Z cleared to buy Caltex assets, must sell 20 petrol stations
The competition watchdog's delayed decision on the $785 million deal.
The competition watchdog's delayed decision on the $785 million deal.
See also: Z Energy rejects suggestions it got off lightly with its Chevron divestments
Z Energy [NZX: ZEL] is allowed to buy the Caltex and Challenge! petrol station chains but must sell 19 of its retail sites and one truck-stop, the Commerce Commission has ruled in a split decision that acknowledges possible retail price coordination between fuel retailers occurs in some regions.
The competition watchdog's delayed decision on the $785 million deal giving Z about 49% of the retail transport fuels market allows NZX-listed Z to buy the 'downstream' assets of American oil giant Chevron, which is exiting all but its exploration activities in New Zealand.
While the four commissioners considering the issue agreed there would be no substantial lessening of competition in six of the seven markets where Z and Chevron overlap, they split three-to-one on the decision to allow Z to buy the Chevron and Challenge! chains, with Jill Walker dissenting even after determining 20 sites where Z will have to sell its existing operations because of competition concerns in 22 areas.

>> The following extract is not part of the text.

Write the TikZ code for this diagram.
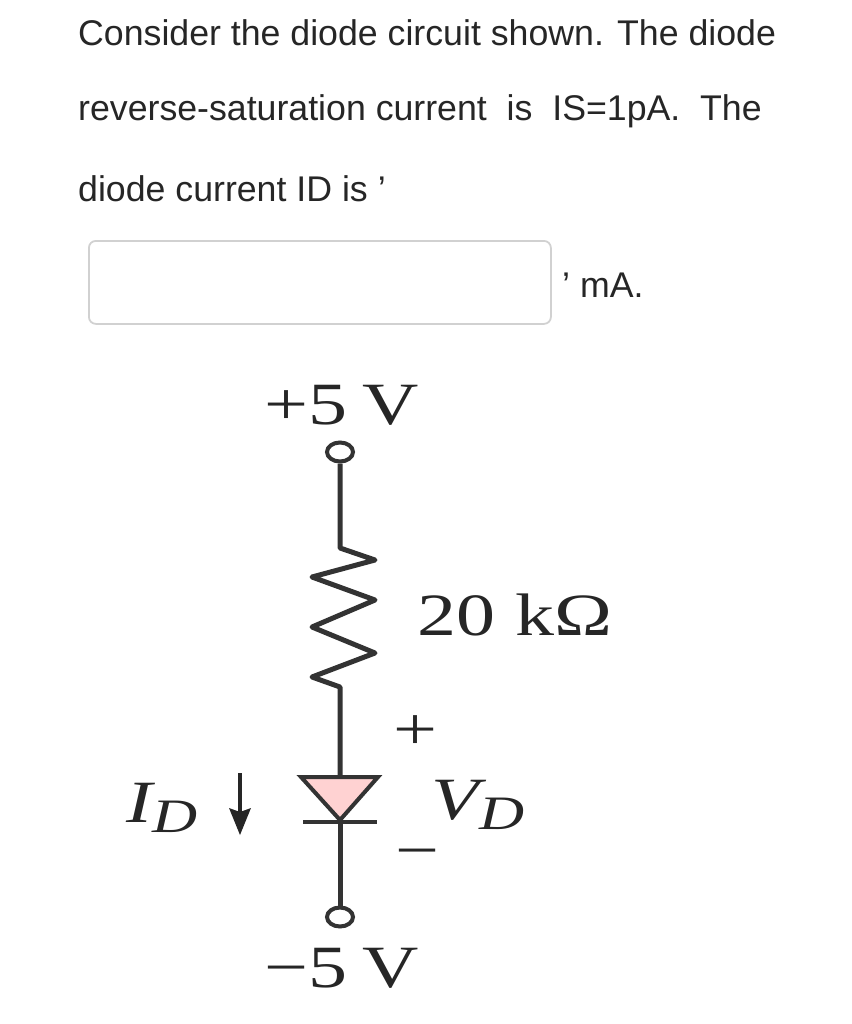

Z, which was formed from the retail and other downstream assets of Royal Dutch Shell's New Zealand operation, must close retail sites in the following locations: Northland (3), Auckland (1), Waikato (3), Bay of Plenty (1), Wellington (1), top of the South Island (2), Christchurch (3), Canterbury outside Christchurch (4), and one in Otago, with a truck stop in Kawerau also to be sold.
"In all other local areas, we concluded that the merged entity would face sufficient competition from remaining BP, Mobil, Gull and/or independent service station owners."
The commission concluded that Chevron, through the Caltex and Challenge! brands, had been "a passive competitor in New Zealand and followed the lead of its rivals rather than taking an aggressive approach in its pricing."
Once the divestments were undertaken, "Chevron's absence would not make a material difference to the competitive dynamics we currently see, where retail price movements are dominated by Z, BP, Mobil, and Gull."
Z owns some 200 service stations while Caltex has 150 sites.
In its decision, the commission said it considered it was "possible, but not definitive, that coordination (on retail pricing) is occurring in some local markets" while noting such behaviours as "price following, regional pricing differences and rising margins can occur in both coordinated and competitive markets" and was "not illegal under the Commerce Act."
Its passive stance to date also meant "the likelihood of Chevron being an effective constraint on coordination in the future is low, even if sold to another party."
Z chief executive Mike Bennetts welcomed the decision, which took 10 months, saying "as a local company we believe buying the business of a global company is good for New Zealand and it’s now up to us to prove it."
Mr Bennetts said last year that Z would continue to operate the Caltex brand separately, although Z has only two years' rights to use it.
Z shares closed at $7.15 yesterday and have risen 56.2% in the last year.